**EXERCISE DESCRIPTION**: Can you transcribe every line exactly and leave the pictures behind?
= = =
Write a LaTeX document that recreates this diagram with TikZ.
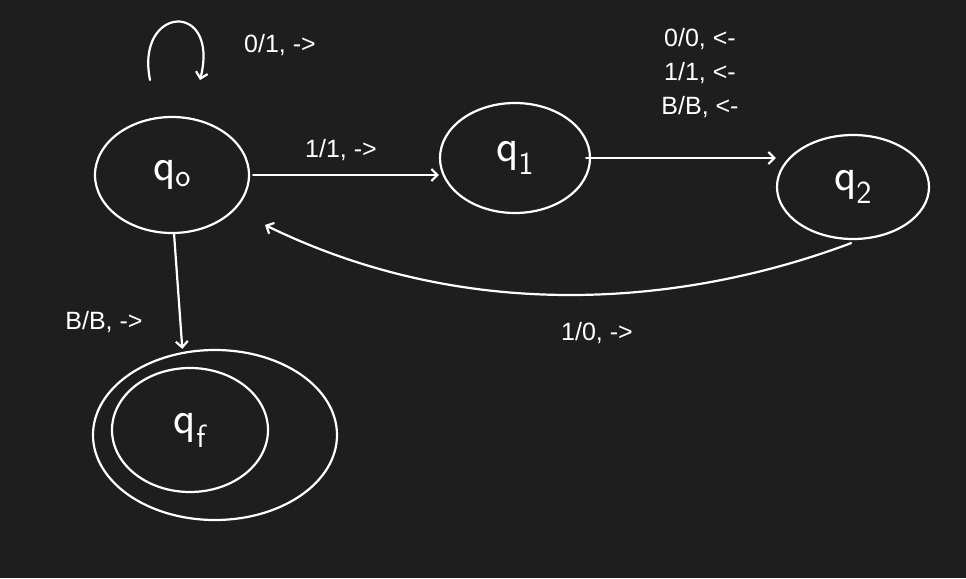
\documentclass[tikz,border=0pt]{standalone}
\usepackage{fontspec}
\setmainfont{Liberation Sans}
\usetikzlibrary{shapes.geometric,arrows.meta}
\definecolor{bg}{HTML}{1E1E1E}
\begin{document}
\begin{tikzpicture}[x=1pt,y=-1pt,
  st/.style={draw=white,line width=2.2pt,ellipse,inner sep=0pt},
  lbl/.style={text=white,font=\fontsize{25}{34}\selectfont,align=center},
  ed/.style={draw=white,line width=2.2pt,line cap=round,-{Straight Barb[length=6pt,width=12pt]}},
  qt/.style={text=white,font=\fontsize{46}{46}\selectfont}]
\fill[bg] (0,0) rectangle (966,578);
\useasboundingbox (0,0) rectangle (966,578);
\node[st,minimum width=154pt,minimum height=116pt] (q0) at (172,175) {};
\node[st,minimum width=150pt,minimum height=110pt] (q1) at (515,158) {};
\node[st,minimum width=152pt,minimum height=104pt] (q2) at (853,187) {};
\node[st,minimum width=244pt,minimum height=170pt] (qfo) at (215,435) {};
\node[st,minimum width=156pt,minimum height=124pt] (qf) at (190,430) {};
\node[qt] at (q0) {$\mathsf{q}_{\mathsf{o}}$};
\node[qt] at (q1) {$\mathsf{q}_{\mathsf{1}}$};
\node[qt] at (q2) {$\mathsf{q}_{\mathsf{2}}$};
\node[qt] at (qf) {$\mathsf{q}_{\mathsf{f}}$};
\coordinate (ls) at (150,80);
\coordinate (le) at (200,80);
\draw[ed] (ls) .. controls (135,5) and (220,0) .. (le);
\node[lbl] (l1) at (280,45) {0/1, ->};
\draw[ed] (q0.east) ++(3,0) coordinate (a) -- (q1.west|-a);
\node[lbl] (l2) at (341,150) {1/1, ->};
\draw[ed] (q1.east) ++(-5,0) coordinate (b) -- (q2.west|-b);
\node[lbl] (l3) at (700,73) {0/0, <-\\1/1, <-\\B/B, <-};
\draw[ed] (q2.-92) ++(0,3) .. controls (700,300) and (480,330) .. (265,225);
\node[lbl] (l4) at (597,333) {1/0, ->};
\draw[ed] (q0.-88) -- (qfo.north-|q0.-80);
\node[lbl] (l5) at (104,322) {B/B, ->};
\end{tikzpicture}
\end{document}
= = =
**SOLUTION FOR THIS EXERCISE**:
Write a LaTeX document that recreates this diagram with TikZ.
\documentclass[tikz,border=0pt]{standalone}
\usepackage{fontspec}
\setmainfont{Liberation Sans}
\usetikzlibrary{shapes.geometric,arrows.meta}
\definecolor{bg}{HTML}{1E1E1E}
\begin{document}
\begin{tikzpicture}[x=1pt,y=-1pt,
  st/.style={draw=white,line width=2.2pt,ellipse,inner sep=0pt},
  lbl/.style={text=white,font=\fontsize{25}{34}\selectfont,align=center},
  ed/.style={draw=white,line width=2.2pt,line cap=round,-{Straight Barb[length=6pt,width=12pt]}},
  qt/.style={text=white,font=\fontsize{46}{46}\selectfont}]
\fill[bg] (0,0) rectangle (966,578);
\useasboundingbox (0,0) rectangle (966,578);
\node[st,minimum width=154pt,minimum height=116pt] (q0) at (172,175) {};
\node[st,minimum width=150pt,minimum height=110pt] (q1) at (515,158) {};
\node[st,minimum width=152pt,minimum height=104pt] (q2) at (853,187) {};
\node[st,minimum width=244pt,minimum height=170pt] (qfo) at (215,435) {};
\node[st,minimum width=156pt,minimum height=124pt] (qf) at (190,430) {};
\node[qt] at (q0) {$\mathsf{q}_{\mathsf{o}}$};
\node[qt] at (q1) {$\mathsf{q}_{\mathsf{1}}$};
\node[qt] at (q2) {$\mathsf{q}_{\mathsf{2}}$};
\node[qt] at (qf) {$\mathsf{q}_{\mathsf{f}}$};
\coordinate (ls) at (150,80);
\coordinate (le) at (200,80);
\draw[ed] (ls) .. controls (135,5) and (220,0) .. (le);
\node[lbl] (l1) at (280,45) {0/1, ->};
\draw[ed] (q0.east) ++(3,0) coordinate (a) -- (q1.west|-a);
\node[lbl] (l2) at (341,150) {1/1, ->};
\draw[ed] (q1.east) ++(-5,0) coordinate (b) -- (q2.west|-b);
\node[lbl] (l3) at (700,73) {0/0, <-\\1/1, <-\\B/B, <-};
\draw[ed] (q2.-92) ++(0,3) .. controls (700,300) and (480,330) .. (265,225);
\node[lbl] (l4) at (597,333) {1/0, ->};
\draw[ed] (q0.-88) -- (qfo.north-|q0.-80);
\node[lbl] (l5) at (104,322) {B/B, ->};
\end{tikzpicture}
\end{document}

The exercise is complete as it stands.